Upon completion of all required payments and financial education courses, the court issues the discharge order. This order eliminates remaining balances on eligible debts. While most unsecured debts are discharged, certain types of debts are specifically excluded from this relief.
Even after a Chapter 13 discharge, some debts are not eliminated and remain the debtor’s responsibility. These non-dischargeable debts are defined by law. Common examples include certain tax debts, particularly recent income taxes or those with tax liens.
Domestic support obligations, such as child support and alimony, also survive bankruptcy and must continue to be paid. Student loans are another category of debt that is rarely discharged unless the debtor can prove undue hardship. Debts for death or personal injury caused by driving while intoxicated are also not discharged. Additionally, debts for restitution or criminal fines imposed as part of a sentence remain enforceable.
A Chapter 13 bankruptcy filing has a notable impact on a debtor’s credit report and score. The bankruptcy remains on a credit report for seven years from the date of filing. This timeframe is shorter than a Chapter 7 bankruptcy, which stays on a report for ten years, partly because Chapter 13 involves a repayment plan.
While the bankruptcy notation will be visible, its negative impact on credit scores can diminish over time, especially with responsible financial behavior. It is advisable for individuals to obtain and review their credit reports from the three major credit bureaus—Experian, Equifax, and TransUnion—to ensure accuracy. Any incorrect information related to the bankruptcy can be disputed with the credit bureau for correction.

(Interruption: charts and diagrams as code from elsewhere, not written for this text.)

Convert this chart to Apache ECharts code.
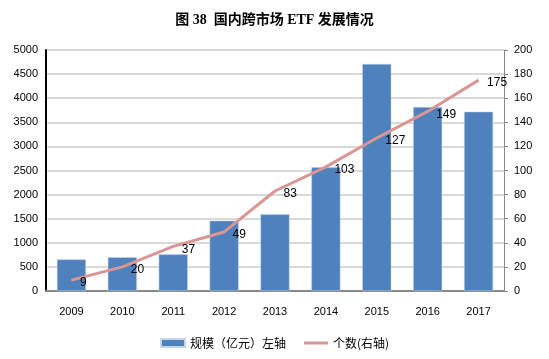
<!DOCTYPE html>
<html><head><meta charset="utf-8">
<script src="https://cdn.jsdelivr.net/npm/echarts@6/dist/echarts.min.js"></script>
<style>html,body{margin:0;padding:0;background:#fff}#c{width:549px;height:359px}</style>
</head><body><div id="c"></div>
<script>
const titleText = '图 38  国内跨市场 ETF 发展情况';
const years = ['2009','2010','2011','2012','2013','2014','2015','2016','2017'];
const scaleValues = [655, 700, 760, 1460, 1590, 2565, 4710, 3815, 3720];
const countValues = [9, 20, 37, 49, 83, 103, 127, 149, 175];
const barName = '规模（亿元）左轴';
const lineName = '个数(右轴)';

const chart = echarts.init(document.getElementById('c'), null, {renderer:'canvas'});
const numFont = "'Liberation Sans','Noto Sans CJK SC',sans-serif";
chart.setOption({
  animation:false,
  backgroundColor:'#fff',
  title:{text:titleText,left:'center',top:8,textStyle:{fontFamily:"'Liberation Serif','Noto Sans CJK SC',serif",fontWeight:'bold',fontSize:14,color:'#000'}},
  grid:{left:46,right:45,top:50,bottom:68},
  legend:{bottom:5,left:'center',itemWidth:24,itemHeight:8,itemGap:18,
    textStyle:{fontFamily:"'Noto Sans CJK SC',sans-serif",fontSize:12,color:'#000'},
    data:[{name:barName,icon:'rect'},{name:lineName,icon:'path://M0,0H24V3H0Z'}]},
  xAxis:{type:'category',data:years,
    axisLine:{lineStyle:{color:'#888',width:2}},axisTick:{show:false},
    axisLabel:{fontFamily:numFont,fontSize:11,color:'#000',margin:15}},
  yAxis:[
    {type:'value',min:0,max:5000,interval:500,
     axisLine:{show:true,lineStyle:{color:'#000',width:2}},axisTick:{show:false},
     splitLine:{lineStyle:{color:'#d9d9d9',width:2}},
     axisLabel:{fontFamily:numFont,fontSize:11,color:'#000',margin:8,formatter:v=>String(v)}},
    {type:'value',min:0,max:200,interval:20,
     axisLine:{show:true,lineStyle:{color:'#888',width:1}},axisTick:{show:true,length:4,inside:false,lineStyle:{color:'#888'}},
     splitLine:{show:false},
     axisLabel:{fontFamily:numFont,fontSize:11,color:'#000',margin:10,formatter:v=>String(v)}}
  ],
  series:[
    {name:barName,type:'bar',data:scaleValues,barWidth:'57%',
     itemStyle:{color:'#4F81BD',borderColor:'#c6d5ea',borderWidth:0.5}},
    {name:lineName,type:'line',yAxisIndex:1,data:countValues,symbol:'circle',symbolSize:1,showSymbol:true,
     lineStyle:{color:'#D99694',width:3},itemStyle:{color:'#D99694'},
     label:{show:true,position:'right',distance:8,offset:[0,3],fontFamily:numFont,fontSize:12,color:'#000'}}
  ]
});
</script></body></html>
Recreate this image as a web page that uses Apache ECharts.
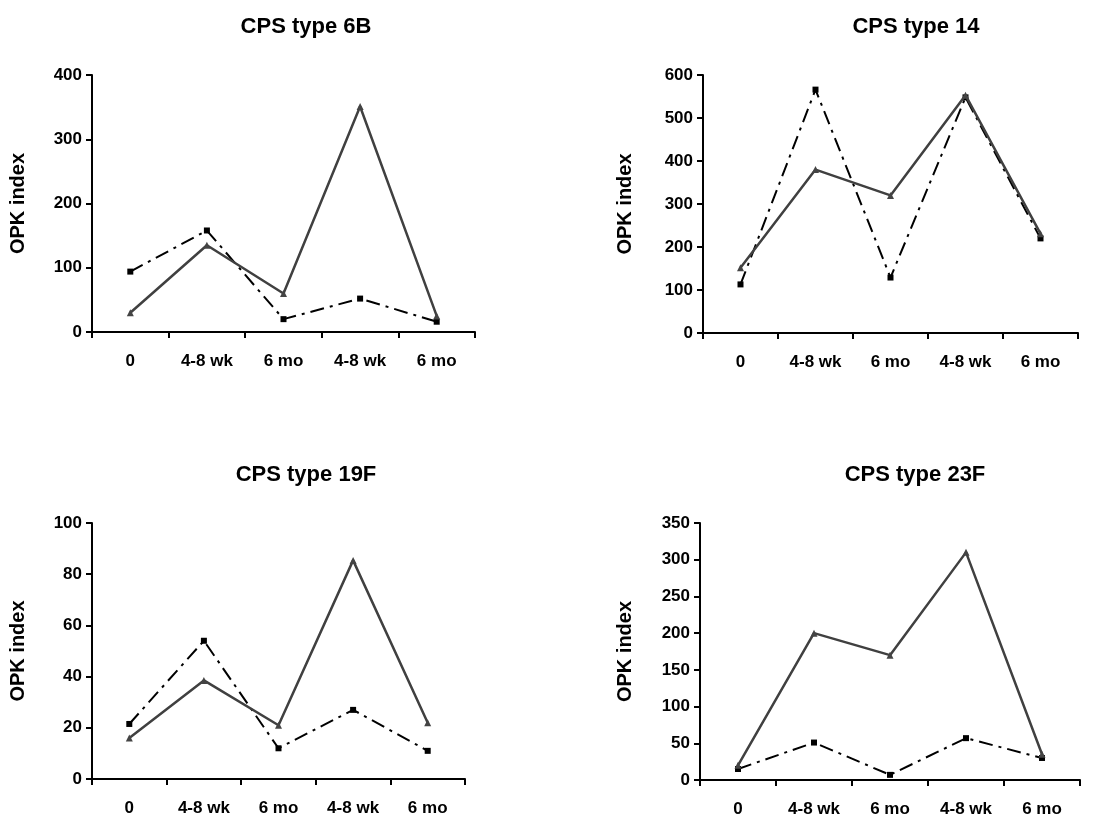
<!DOCTYPE html>
<html>
<head>
<meta charset="utf-8">
<script src="https://cdn.jsdelivr.net/npm/echarts@6/dist/echarts.min.js"></script>
<style>
html,body{margin:0;padding:0;background:#fff;}
#c{width:1112px;height:821px;}
</style>
</head>
<body>
<div id="c"></div>
<script>
const categories = ['0', '4-8 wk', '6 mo', '4-8 wk', '6 mo'];
const panelTitles = ['CPS type 6B', 'CPS type 14', 'CPS type 19F', 'CPS type 23F'];
const yMax = [400, 600, 100, 350];
const yInterval = [100, 100, 20, 50];
// solid gray line with triangle markers
const solid6B  = [30, 135, 60, 351, 25];
const solid14  = [152, 380, 320, 553, 231];
const solid19F = [16, 38.5, 21, 85.4, 22];
const solid23F = [20, 200, 170, 310, 35];
// dash-dot black line with square markers
const dashed6B  = [94, 158, 20, 52, 16];
const dashed14  = [113, 566, 129, 548, 220];
const dashed19F = [21.5, 54, 12, 27, 11];
const dashed23F = [15, 51, 7, 57, 30];

const solidData = [solid6B, solid14, solid19F, solid23F];
const dashedData = [dashed6B, dashed14, dashed19F, dashed23F];

const FONT = '"Liberation Sans", Arial, sans-serif';
const grids = [
  {left: 92, top: 75, width: 383, height: 257},
  {left: 703, top: 75, width: 375, height: 258},
  {left: 92, top: 523, width: 373, height: 256},
  {left: 700, top: 523, width: 380, height: 257}
];
const titlePos = [[301, 11], [911, 11], [301, 459], [910, 459]];
const nameGaps = [64, 68, 64, 65];

const option = {
  animation: false,
  backgroundColor: '#fff',
  title: panelTitles.map((t, i) => ({
    text: t, left: titlePos[i][0], top: titlePos[i][1], textAlign: 'center',
    textStyle: {fontFamily: FONT, fontWeight: 'bold', fontSize: 22, color: '#000'}
  })),
  grid: grids,
  xAxis: grids.map((g, i) => ({
    type: 'category', gridIndex: i, data: categories, boundaryGap: true,
    axisLine: {show: true, lineStyle: {color: '#000', width: 2}},
    axisTick: {show: true, inside: false, length: 6, lineStyle: {color: '#000', width: 2}},
    axisLabel: {margin: 21, fontFamily: FONT, fontWeight: 'bold', fontSize: 17, color: '#000'},
    splitLine: {show: false}
  })),
  yAxis: grids.map((g, i) => ({
    type: 'value', gridIndex: i, min: 0, max: yMax[i], interval: yInterval[i],
    name: 'OPK index', nameLocation: 'middle', nameGap: nameGaps[i],
    nameTextStyle: {fontFamily: FONT, fontWeight: 'bold', fontSize: 20, color: '#000'},
    axisLine: {show: true, lineStyle: {color: '#000', width: 2}},
    axisTick: {show: true, inside: false, length: 6, lineStyle: {color: '#000', width: 2}},
    axisLabel: {margin: 10, fontFamily: FONT, fontWeight: 'bold', fontSize: 17, color: '#000'},
    splitLine: {show: false}
  })),
  series: []
};

for (let i = 0; i < 4; i++) {
  option.series.push({
    type: 'line', xAxisIndex: i, yAxisIndex: i, data: dashedData[i],
    symbol: 'rect', symbolSize: 6,
    itemStyle: {color: '#000'},
    lineStyle: {color: '#000', width: 2, type: [14, 6, 3, 6]},
    z: 2
  });
  option.series.push({
    type: 'line', xAxisIndex: i, yAxisIndex: i, data: solidData[i],
    symbol: 'triangle', symbolSize: 7,
    itemStyle: {color: '#444'},
    lineStyle: {color: '#404040', width: 2.5, type: 'solid'},
    z: 3
  });
}

const chart = echarts.init(document.getElementById('c'), null, {renderer: 'canvas'});
chart.setOption(option);
</script>
</body>
</html>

Rebuilding financial standing after a Chapter 13 discharge requires deliberate and consistent effort. A foundational step involves establishing and adhering to a realistic budget to manage income and expenses effectively. Building an emergency fund is also important, providing a financial cushion to avoid future debt accumulation.
Utilizing secured credit cards can be an effective tool for credit rebuilding. These cards require a cash deposit as collateral, which typically becomes the credit limit. Responsible use, such as making small purchases and paying the balance in full each month, demonstrates creditworthiness.
Small installment loans, often referred to as credit-builder loans, can also help by establishing a positive payment history. Consistently making all payments on time is paramount, as payment history is a significant factor in credit scoring.
After completing a Chapter 13 bankruptcy, individuals can look towards broader financial goals, including obtaining new loans. For instance, securing a mortgage after discharge is possible, with waiting periods varying by loan type. FHA and VA loans may have waiting periods as short as one year after discharge, while conventional loans typically require a two-year waiting period.
Car loans can often be obtained immediately after discharge, though initial interest rates may be higher. Continued financial discipline remains important for long-term stability. This includes maintaining a budget, saving, and making timely payments on any new credit.
Eligibility for future bankruptcy filings is also governed by specific timeframes. For example, a debtor cannot receive another Chapter 13 discharge for two years from the filing date of a prior Chapter 13 case, or a Chapter 7 discharge for four years after a Chapter 13 filing. These rules are outlined in federal bankruptcy law, including provisions related to 11 U.S.C. § 727.